## AIM OF THE TASK
It is required that the lines from the top of the listing through the line with "Chart.register(...registerables);" be reproduced exactly, excluding pictures.

## INFORMATION PROVIDED
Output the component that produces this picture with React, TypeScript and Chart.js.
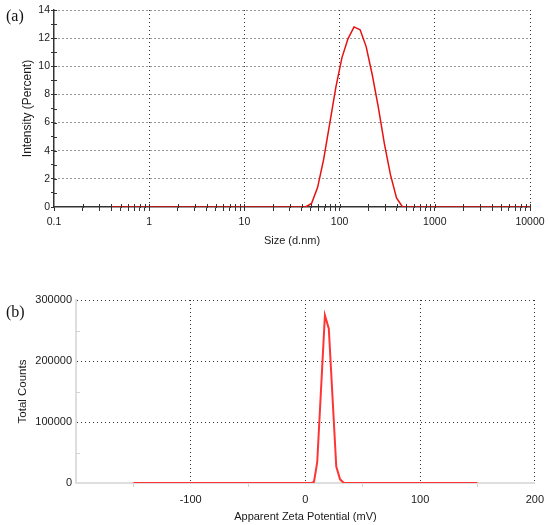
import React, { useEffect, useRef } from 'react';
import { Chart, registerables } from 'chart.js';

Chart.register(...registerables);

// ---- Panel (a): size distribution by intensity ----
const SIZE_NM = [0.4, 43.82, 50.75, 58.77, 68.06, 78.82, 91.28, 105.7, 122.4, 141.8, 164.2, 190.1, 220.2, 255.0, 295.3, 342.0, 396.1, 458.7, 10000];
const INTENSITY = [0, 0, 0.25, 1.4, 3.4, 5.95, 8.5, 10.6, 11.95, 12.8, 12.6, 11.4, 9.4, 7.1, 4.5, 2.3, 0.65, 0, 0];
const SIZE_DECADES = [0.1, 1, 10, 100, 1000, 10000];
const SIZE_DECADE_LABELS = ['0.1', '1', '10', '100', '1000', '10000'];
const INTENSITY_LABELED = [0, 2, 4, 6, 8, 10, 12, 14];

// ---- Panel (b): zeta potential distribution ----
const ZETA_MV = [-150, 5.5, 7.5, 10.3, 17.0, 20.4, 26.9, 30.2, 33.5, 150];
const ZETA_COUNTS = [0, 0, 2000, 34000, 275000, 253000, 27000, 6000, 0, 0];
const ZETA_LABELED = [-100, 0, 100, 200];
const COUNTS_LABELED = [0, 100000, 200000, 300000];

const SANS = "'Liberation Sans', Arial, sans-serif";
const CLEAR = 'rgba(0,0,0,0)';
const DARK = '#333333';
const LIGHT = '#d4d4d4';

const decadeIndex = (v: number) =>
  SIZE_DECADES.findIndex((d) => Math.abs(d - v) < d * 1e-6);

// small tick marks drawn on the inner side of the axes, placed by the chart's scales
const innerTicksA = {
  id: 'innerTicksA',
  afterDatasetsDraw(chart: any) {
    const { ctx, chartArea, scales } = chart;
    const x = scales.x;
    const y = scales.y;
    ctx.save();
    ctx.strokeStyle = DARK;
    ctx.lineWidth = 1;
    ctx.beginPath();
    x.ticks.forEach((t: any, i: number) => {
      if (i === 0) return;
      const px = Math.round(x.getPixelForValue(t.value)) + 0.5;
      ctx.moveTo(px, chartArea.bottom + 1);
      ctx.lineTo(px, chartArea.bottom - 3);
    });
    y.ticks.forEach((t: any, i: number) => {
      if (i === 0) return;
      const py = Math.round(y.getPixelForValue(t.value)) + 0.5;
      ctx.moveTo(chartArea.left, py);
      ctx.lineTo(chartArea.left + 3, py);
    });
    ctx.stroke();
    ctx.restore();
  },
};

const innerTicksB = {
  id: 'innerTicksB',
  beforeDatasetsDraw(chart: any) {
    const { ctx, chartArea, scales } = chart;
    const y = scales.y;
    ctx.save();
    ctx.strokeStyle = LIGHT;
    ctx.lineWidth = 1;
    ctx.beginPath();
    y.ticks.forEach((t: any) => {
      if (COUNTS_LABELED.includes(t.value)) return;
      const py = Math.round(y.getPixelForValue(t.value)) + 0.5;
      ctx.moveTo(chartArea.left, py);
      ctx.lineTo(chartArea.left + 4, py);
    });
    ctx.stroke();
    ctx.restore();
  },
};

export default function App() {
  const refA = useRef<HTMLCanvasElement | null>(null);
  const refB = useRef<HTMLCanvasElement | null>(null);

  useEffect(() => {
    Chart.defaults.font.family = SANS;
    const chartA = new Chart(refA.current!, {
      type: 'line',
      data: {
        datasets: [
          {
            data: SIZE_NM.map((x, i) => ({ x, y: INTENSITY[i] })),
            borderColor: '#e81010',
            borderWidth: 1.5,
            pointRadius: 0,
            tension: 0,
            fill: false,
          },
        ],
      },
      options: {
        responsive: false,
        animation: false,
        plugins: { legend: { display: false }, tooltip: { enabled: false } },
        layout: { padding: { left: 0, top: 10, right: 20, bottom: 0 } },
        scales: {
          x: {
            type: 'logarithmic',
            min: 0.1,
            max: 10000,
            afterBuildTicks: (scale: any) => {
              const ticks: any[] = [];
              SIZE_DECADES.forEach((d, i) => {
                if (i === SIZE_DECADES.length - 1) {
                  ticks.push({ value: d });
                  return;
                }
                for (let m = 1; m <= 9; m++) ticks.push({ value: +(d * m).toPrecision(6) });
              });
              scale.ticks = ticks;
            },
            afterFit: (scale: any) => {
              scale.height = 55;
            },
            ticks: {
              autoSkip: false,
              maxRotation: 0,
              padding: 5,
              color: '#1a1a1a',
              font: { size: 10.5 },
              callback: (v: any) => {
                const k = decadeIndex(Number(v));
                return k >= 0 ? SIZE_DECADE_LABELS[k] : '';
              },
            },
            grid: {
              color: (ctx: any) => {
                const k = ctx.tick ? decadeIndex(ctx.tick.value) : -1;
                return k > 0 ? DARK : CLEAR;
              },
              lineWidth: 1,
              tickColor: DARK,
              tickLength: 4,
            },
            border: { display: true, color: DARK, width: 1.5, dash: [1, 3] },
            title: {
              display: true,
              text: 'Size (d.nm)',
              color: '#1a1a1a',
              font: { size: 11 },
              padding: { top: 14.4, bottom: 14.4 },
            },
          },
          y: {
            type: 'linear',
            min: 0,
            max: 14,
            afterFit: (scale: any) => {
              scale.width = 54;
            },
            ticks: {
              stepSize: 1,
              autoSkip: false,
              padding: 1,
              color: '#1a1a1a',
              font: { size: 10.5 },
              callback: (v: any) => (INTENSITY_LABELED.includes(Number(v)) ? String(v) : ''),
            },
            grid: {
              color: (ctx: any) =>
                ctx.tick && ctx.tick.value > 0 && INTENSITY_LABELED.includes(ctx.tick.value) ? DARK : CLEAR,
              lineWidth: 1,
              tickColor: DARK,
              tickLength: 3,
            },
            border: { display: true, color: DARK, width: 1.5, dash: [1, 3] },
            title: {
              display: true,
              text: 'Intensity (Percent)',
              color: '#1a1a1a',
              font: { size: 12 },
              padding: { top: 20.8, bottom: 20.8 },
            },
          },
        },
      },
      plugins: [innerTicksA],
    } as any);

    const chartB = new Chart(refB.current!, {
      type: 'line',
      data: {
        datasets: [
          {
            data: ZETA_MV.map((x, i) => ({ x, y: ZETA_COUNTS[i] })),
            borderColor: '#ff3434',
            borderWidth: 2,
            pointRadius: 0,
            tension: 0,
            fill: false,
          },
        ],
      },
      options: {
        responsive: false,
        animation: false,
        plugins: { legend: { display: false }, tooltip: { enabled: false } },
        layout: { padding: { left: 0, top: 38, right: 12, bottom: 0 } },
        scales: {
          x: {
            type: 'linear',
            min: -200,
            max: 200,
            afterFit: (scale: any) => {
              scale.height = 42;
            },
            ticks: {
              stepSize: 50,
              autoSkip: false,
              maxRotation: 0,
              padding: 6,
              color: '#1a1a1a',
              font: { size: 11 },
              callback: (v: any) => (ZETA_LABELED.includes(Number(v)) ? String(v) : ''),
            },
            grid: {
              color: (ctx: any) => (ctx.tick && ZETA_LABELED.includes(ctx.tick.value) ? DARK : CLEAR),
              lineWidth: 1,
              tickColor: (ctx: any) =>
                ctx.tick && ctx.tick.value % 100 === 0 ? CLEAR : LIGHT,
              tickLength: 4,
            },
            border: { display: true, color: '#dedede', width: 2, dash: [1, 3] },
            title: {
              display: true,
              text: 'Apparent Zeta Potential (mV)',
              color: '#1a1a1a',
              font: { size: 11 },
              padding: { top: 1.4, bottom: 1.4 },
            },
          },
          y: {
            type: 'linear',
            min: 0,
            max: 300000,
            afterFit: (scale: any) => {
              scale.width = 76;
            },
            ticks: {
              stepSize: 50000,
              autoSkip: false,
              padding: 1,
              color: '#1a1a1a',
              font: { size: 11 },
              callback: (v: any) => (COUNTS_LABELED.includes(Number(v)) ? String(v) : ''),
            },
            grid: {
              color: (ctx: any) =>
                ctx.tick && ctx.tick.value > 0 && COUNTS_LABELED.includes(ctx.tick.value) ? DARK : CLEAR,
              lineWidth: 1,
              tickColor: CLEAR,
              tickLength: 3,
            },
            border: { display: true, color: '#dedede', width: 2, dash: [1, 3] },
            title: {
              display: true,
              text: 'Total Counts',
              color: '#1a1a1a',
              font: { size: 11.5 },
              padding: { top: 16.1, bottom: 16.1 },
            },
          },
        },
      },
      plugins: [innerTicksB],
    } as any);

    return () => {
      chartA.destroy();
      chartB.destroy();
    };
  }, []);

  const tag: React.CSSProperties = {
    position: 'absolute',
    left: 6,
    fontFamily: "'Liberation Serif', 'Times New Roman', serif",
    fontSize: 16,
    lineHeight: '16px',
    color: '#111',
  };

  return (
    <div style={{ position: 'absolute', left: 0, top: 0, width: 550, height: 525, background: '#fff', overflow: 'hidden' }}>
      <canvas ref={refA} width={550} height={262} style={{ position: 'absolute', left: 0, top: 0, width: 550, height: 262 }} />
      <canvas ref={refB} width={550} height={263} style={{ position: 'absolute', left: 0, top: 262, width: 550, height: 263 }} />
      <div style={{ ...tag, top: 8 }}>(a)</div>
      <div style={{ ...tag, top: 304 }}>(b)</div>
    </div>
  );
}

## WRITTEN RESPONSE
Output the component that produces this picture with React, TypeScript and Chart.js.
import React, { useEffect, useRef } from 'react';
import { Chart, registerables } from 'chart.js';

Chart.register(...registerables);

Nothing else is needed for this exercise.